Depois do Holocausto, os sionistas foram sim para a Palestina, expulsaram os nativos de suas casas, aldeias e cidades, arrancaram o povo da terra junto com as centenárias oliveiras e provaram que eram capazes de lutar e matar. Para a Europa e para os Estados Unidos, a questão básica era livrar-se dos judeus sobreviventes. A narrativa ideológica para a ocupação das terras dos palestinos era que o Estado Judeu deveria ser criado para estancar o antissemitismo milenar disseminado nas sociedades cristãs, mas, como resultado, desencadeou o antissionismo entre os muçulmanos, que até então conviviam em relativa harmonia com os judeus.
Quem diria que o Estado Judeu, em total desacordo com todos os princípios judaicos da diáspora, além de massacrar o povo nativo da Palestina, iria exportar armas e treinar carrascos para controlar e reprimir povos insurgentes em outros países?

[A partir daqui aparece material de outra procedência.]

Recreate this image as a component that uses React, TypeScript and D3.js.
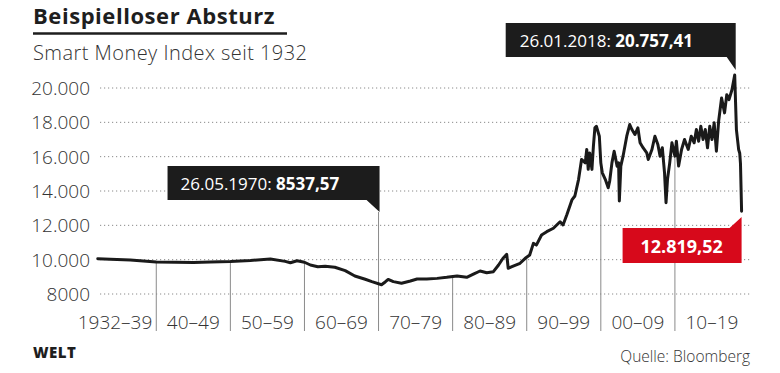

Primo Levi se deu conta do erro histórico em 1985, mas a maior parte dos judeus resiste até hoje em acordar do sonho sionista que se seguiu ao pesadelo nazista.

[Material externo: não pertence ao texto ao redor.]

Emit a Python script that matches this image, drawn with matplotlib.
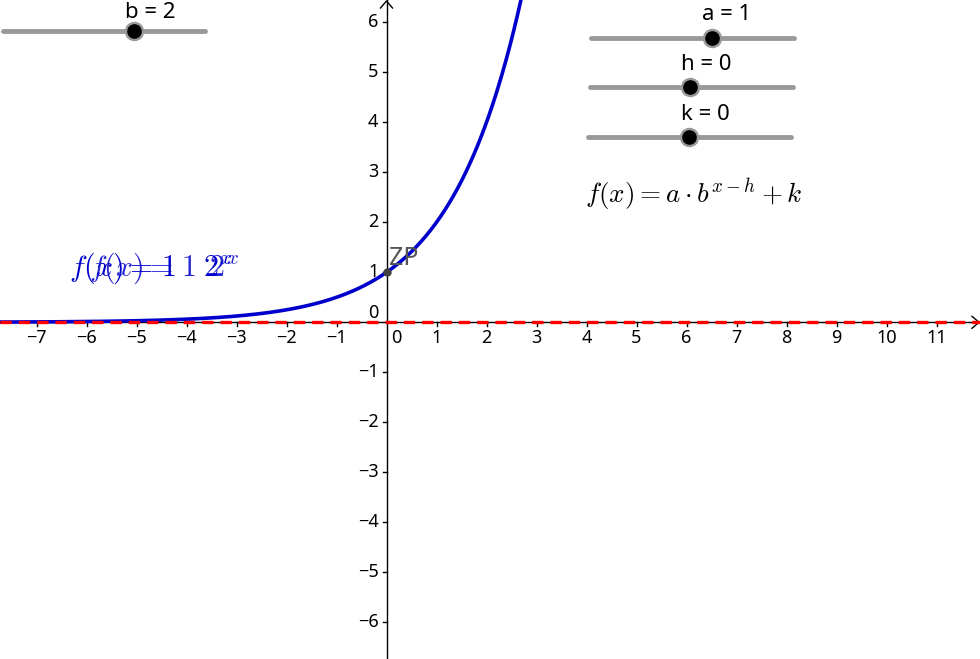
import numpy as np
import matplotlib
matplotlib.use("Agg")
import matplotlib.pyplot as plt

plt.rcParams['font.family'] = ['Noto Sans', 'DejaVu Sans']
plt.rcParams['mathtext.fontset'] = 'cm'

# parameters (slider values)
a_val = 1
b_val = 2
h_val = 0
k_val = 0
slider_names = ['b', 'a', 'h', 'k']
slider_values = [b_val, a_val, h_val, k_val]

x_ticks = [-7, -6, -5, -4, -3, -2, -1, 1, 2, 3, 4, 5, 6, 7, 8, 9, 10, 11]
y_ticks = [-6, -5, -4, -3, -2, -1, 1, 2, 3, 4, 5, 6]

W, H = 980, 659
X0, Y0, S = 386.5, 322.3, 50.0
xmin, xmax = -X0 / S, (W - X0) / S
ymin, ymax = -(H - Y0) / S, Y0 / S

fig = plt.figure(figsize=(W / 100, H / 100), dpi=100)
ax = fig.add_axes([0, 0, 1, 1])
ax.set_xlim(xmin, xmax)
ax.set_ylim(ymin, ymax)
for s in ax.spines.values():
    s.set_visible(False)
ax.set_xticks([])
ax.set_yticks([])

def P(px, py):
    return ((px - X0) / S, (Y0 - py) / S)

# axes lines
ax.plot([xmin, xmax - 0.01], [0, 0], color='black', lw=1, zorder=2)
ax.plot([0, 0], [ymin, ymax - 0.01], color='black', lw=1, zorder=2)
# arrow heads
ax.plot([xmax - 0.16, xmax - 0.02, xmax - 0.16], [0.12, 0, -0.12], color='black', lw=1, zorder=2)
ax.plot([-0.12, 0, 0.12], [ymax - 0.16, ymax - 0.02, ymax - 0.16], color='black', lw=1, zorder=2)

# ticks and labels
FS = 13
for t in x_ticks:
    ax.plot([t, t], [0, -0.08], color='black', lw=1)
    lab = str(t).replace('-', '\u2212')
    ax.text(t, -0.31, lab, ha='center', va='center', fontsize=FS, color='black')
for t in y_ticks:
    ax.plot([0, -0.08], [t, t], color='black', lw=1)
    lab = str(t).replace('-', '\u2212')
    ax.text(-0.16, t, lab, ha='right', va='center', fontsize=FS, color='black')
ax.text(0.2, -0.31, '0', ha='center', va='center', fontsize=FS)
ax.text(-0.16, 0.18, '0', ha='right', va='center', fontsize=FS)

# asymptote y = k
ax.plot([xmin, xmax], [k_val, k_val], color='#ff0000', lw=2.4,
        dashes=(3.4, 2.1), zorder=4)

# function curve
x = np.linspace(xmin, xmax, 800)
y = a_val * b_val ** (x - h_val) + k_val
ax.plot(x, y, color='#0000cc', lw=2.6, zorder=3, clip_on=True)

# point ZP
ax.plot([0], [a_val + k_val], 'o', color='#404040', ms=5, zorder=5)
ax.text(*P(389, 259), 'ZP', fontsize=18, color='#555555', ha='left', va='center')

# overlapping blue labels
ax.text(*P(69, 268), r'$f(x) = \,1\quad 2^x$', fontsize=21.5, color='#0000cc',
        ha='left', va='center')
ax.text(*P(89, 268), r'$f(x) = \,1\enspace 2^x$', fontsize=21.5, color='#0000cc',
        ha='left', va='center', alpha=0.85)

# sliders: (line x0, line x1, y, dot x, label x, label y)
slider_geom = [
    (3, 205, 31, 134, 150, 12),
    (591, 794, 38, 712, 727, 15),
    (590, 793, 87, 690, 706, 64),
    (588, 791, 137, 689, 705, 115),
]
for name, val, (lx0, lx1, ly, dx, tx, ty) in zip(slider_names, slider_values, slider_geom):
    p0 = P(lx0, ly); p1 = P(lx1, ly)
    ax.plot([p0[0], p1[0]], [p0[1], p1[1]], color='#999999', lw=3.5,
            solid_capstyle='round', zorder=6)
    d = P(dx, ly)
    ax.plot([d[0]], [d[1]], 'o', ms=13, color='#999999', zorder=7)
    ax.plot([d[0]], [d[1]], 'o', ms=9.5, color='black', zorder=8)
    ax.text(*P(tx, ty), f'{name} = {val}', fontsize=16, ha='center',
            va='center', color='black')

# general formula
ax.text(*P(585, 195), r'$f(x) = a \cdot b^{x-h} + k$', fontsize=19.5,
        ha='left', va='center', color='black')

fig.savefig('out.png', dpi=100)
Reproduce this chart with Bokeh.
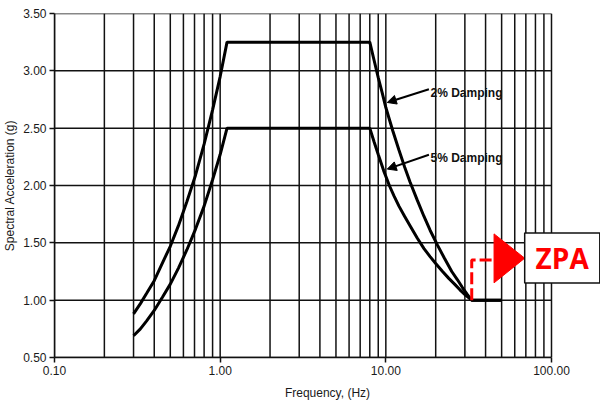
from bokeh.plotting import figure
from bokeh.models import (Range1d, FixedTicker, NumeralTickFormatter, Label,
                          Arrow, NormalHead)
from bokeh.embed import file_html
from bokeh.resources import INLINE

# ---- data ----
x_major_ticks = [0.1, 1, 10, 100]
x_minor_ticks = [0.2, 0.3, 0.4, 0.5, 0.6, 0.7, 0.8, 0.9,
                 2, 3, 4, 5, 6, 7, 8, 9,
                 20, 30, 40, 50, 60, 70, 80, 90]
y_ticks = [0.5, 1.0, 1.5, 2.0, 2.5, 3.0, 3.5]

freq_2pct = [0.3, 0.33, 0.36, 0.4, 0.45, 0.5, 0.56, 0.63, 0.71, 0.8, 0.9, 1.0, 1.1,
             8.0, 8.5, 9.0, 9.5, 10.0, 11.0, 12.0, 13.0, 14.0, 15.5, 17.0, 18.5,
             20.5, 22.5, 25.0, 27.0, 29.0, 31.0, 33.0, 50.0]
acc_2pct = [0.88, 0.97, 1.06, 1.17, 1.33, 1.47, 1.65, 1.86, 2.09, 2.36, 2.66, 2.95, 3.25,
            3.25, 3.09, 2.94, 2.81, 2.68, 2.48, 2.31, 2.16, 2.03, 1.87, 1.73, 1.61,
            1.48, 1.37, 1.25, 1.18, 1.11, 1.05, 1.00, 1.00]

freq_5pct = [0.3, 0.33, 0.36, 0.4, 0.45, 0.5, 0.56, 0.63, 0.71, 0.8, 0.9, 1.0, 1.1,
             8.0, 8.5, 9.0, 9.7, 10.5, 11.2, 12.0, 13.0, 14.0, 15.5, 17.0, 18.5,
             20.0, 22.0, 24.0, 26.0, 28.0, 30.5, 33.0, 50.0]
acc_5pct = [0.69, 0.75, 0.82, 0.91, 1.03, 1.14, 1.28, 1.44, 1.62, 1.82, 2.05, 2.27, 2.50,
            2.50, 2.38, 2.27, 2.13, 2.00, 1.91, 1.82, 1.73, 1.65, 1.54, 1.45, 1.38,
            1.32, 1.25, 1.19, 1.14, 1.09, 1.04, 1.00, 1.00]

zpa_freq = 33.0
zpa_acc = 1.0

FONT = "Liberation Sans"
X_MIN, X_MAX = 0.1, 100
Y_MIN, Y_MAX = 0.5, 3.5

# frame runs to the right edge of the page so the ZPA box can sit past 100 Hz
p = figure(width=600, height=409, x_axis_type="log",
           x_range=Range1d(X_MIN, 197.6), y_range=Range1d(Y_MIN, Y_MAX),
           output_backend="svg", toolbar_location=None,
           min_border_left=54, min_border_right=0,
           min_border_top=13, min_border_bottom=52)
p.background_fill_color = "white"
p.border_fill_color = "white"
p.outline_line_color = None
p.xgrid.visible = False
p.ygrid.visible = False

# axes
p.xaxis.ticker = FixedTicker(ticks=x_major_ticks, minor_ticks=x_minor_ticks)
p.yaxis.ticker = FixedTicker(ticks=y_ticks)
p.xaxis.bounds = (X_MIN, X_MAX)
p.xaxis.formatter = NumeralTickFormatter(format="0.00")
p.yaxis.formatter = NumeralTickFormatter(format="0.00")
for ax in (p.xaxis, p.yaxis):
    ax.axis_line_color = "#111111"
    ax.axis_line_width = 1.5
    ax.major_tick_line_color = "#111111"
    ax.major_tick_line_width = 1.5
    ax.major_tick_out = 5
    ax.major_tick_in = 0
    ax.minor_tick_line_color = None
    ax.major_label_text_font = FONT
    ax.major_label_text_font_size = "12px"
    ax.major_label_text_color = "#1a1a1a"
    ax.major_label_standoff = 3
    ax.axis_label_text_font = FONT
    ax.axis_label_text_font_size = "12px"
    ax.axis_label_text_font_style = "normal"
    ax.axis_label_text_color = "#1a1a1a"
p.xaxis.axis_label = "Frequency, (Hz)"
p.yaxis.axis_label = "Spectral Acceleration (g)"
p.xaxis.axis_label_standoff = 8
p.yaxis.axis_label_standoff = 3

# grid lines limited to 0.1-100 Hz, drawn from the tick lists
all_x = x_major_ticks + x_minor_ticks
p.segment(x0=all_x, y0=Y_MIN, x1=all_x, y1=Y_MAX, line_color="#111111", line_width=1.5)
p.segment(x0=X_MIN, y0=y_ticks, x1=X_MAX, y1=y_ticks, line_color="#111111", line_width=1.5)

# spectra
p.line(freq_2pct, acc_2pct, line_color="black", line_width=3)
p.line(freq_5pct, acc_5pct, line_color="black", line_width=3)

# damping labels with arrows
for txt, tx, ty, x0, y0, x1, y1 in [("2% Damping", 18.6, 2.811, 18.2, 2.84, 10.2, 2.724),
                                     ("5% Damping", 18.6, 2.239, 18.2, 2.268, 10.2, 2.143)]:
    p.add_layout(Arrow(end=NormalHead(size=9, fill_color="black", line_color="black"),
                       x_start=x0, y_start=y0, x_end=x1, y_end=y1,
                       line_color="black", line_width=2))
    p.add_layout(Label(x=tx, y=ty, text=txt, text_font=FONT, text_font_style="bold",
                       text_font_size="12px", text_color="#111111",
                       text_align="left", text_baseline="alphabetic"))

# ZPA marker
p.line([zpa_freq, zpa_freq, 45.0], [zpa_acc, 1.35, 1.35], line_color="red",
       line_width=3, line_dash="12 4")
p.patch([45.0, 45.0, 68.9], [1.578, 1.151, 1.366], fill_color="red", line_color="red")
p.quad(left=[68.9], right=[195.7], bottom=[1.149], top=[1.585],
       fill_color="white", line_color="#111111", line_width=1.5)
p.add_layout(Label(x=116, y=1.367, text="ZPA", text_font="Open Sans",
                   text_font_style="bold", text_font_size="28px", text_color="red",
                   text_align="center", text_baseline="middle"))

open("out.html", "w").write(file_html(p, INLINE))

Em 1948, o céu desabou sobre a Palestina, oito a cada dez palestinos foram banidos de sua terra natal para a constituição do Estado de Israel. A violência dos sionistas, associada à sua hipocrisia e ao silêncio do mundo frente às injustiças perpetradas contra os palestinos semeou a revolta deste povo pacífico. E terroristas são as vítimas saqueadas, violentadas e desalojadas de suas terras? Significativos contingentes populacionais foram despejados em campos de refugiados nas fronteiras com os países vizinhos. Muitos imigraram para os demais países árabes, para o ocidente e para regiões remotas do globo, a exemplo do Brasil, retratado em A Palestina brasileira de Omar L. de Barros Filho.
Não satisfeitos, em 1967, os sionistas ainda avançaram sobre a Faixa de Gaza, Golan, Cisjordânia e Jerusalém oriental, construíram assentamentos israelenses e cercearam a liberdade da população palestina que vivia nestes territórios. Em 1982 avançaram sobre o Líbano e os campos de refugiados, como se não bastasse terem sido eles mesmos os responsáveis pela miséria que se abateu sobre essa população deslocada de seus lares e de suas terras.
A “Solução final para a questão palestina” de Donald Trump vai resolver todos os problemas – acabar com os provisórios acampamentos de refugiados administrados pelas Nações Unidas, em funcionamento há quase 80 anos; acabar com os ancestrais povoados da Cisjordânia, que estão ilhados por assentamentos e estradas israelenses; acabar com a prisão a céu aberto de Gaza, que foi reduzida a escombros; e, de quebra, livrar os palestinos que vivem em Israel de serem tratados como cidadãos de segunda categoria.
Todos os árabes que vivem do Jordão ao Mediterrâneo vão enfim ganhar o merecido descanso e a merecida liberdade junto a seus iguais. Ah, sim, por último, o sonho sionista de um Estado Judeu do rio ao mar também poderá ser transformado em realidade (e os vergonhosos quilométricos muros de concreto que atingem até oito metros de altura poderão ser prontamente removidos).
Toda essa mirabolante “Solução final para a questão palestina” constitui mais um atestado para a agonizante derrocada da civilização ocidental. Poderíamos também pensar em uma solução alternativa. Donald Trump poderia absorver, entre os 340 milhões de habitantes que vivem nos Estados Unidos, os 7 milhões de israelenses que hoje vivem na Palestina.
O Instituto do Filme Palestino – PFI acredita que a cultura constitui uma frente crucial de resistência contra o fascismo e para a preservação da dignidade e libertação de um povo. O documentário Sem chão ganhar o Oscar 2025, certamente, é uma vitória política. Assistir a esses filmes pode lhe causar mal-estar, mas será apenas uma sombra do mal-estar que os palestinos, desgraçadamente, estão fadados a enfrentar em seu dia a dia ao vivo, apenas uma tênue imagem de seu infortúnio.
Salaam Aleikum, Palestina, que a paz esteja convosco!
Vida longa e próspera ao povo palestino!
* Samuel Kilsztajn é professor titular em economia política da PUC-SP. Autor, entre outros livros, de Jaffa.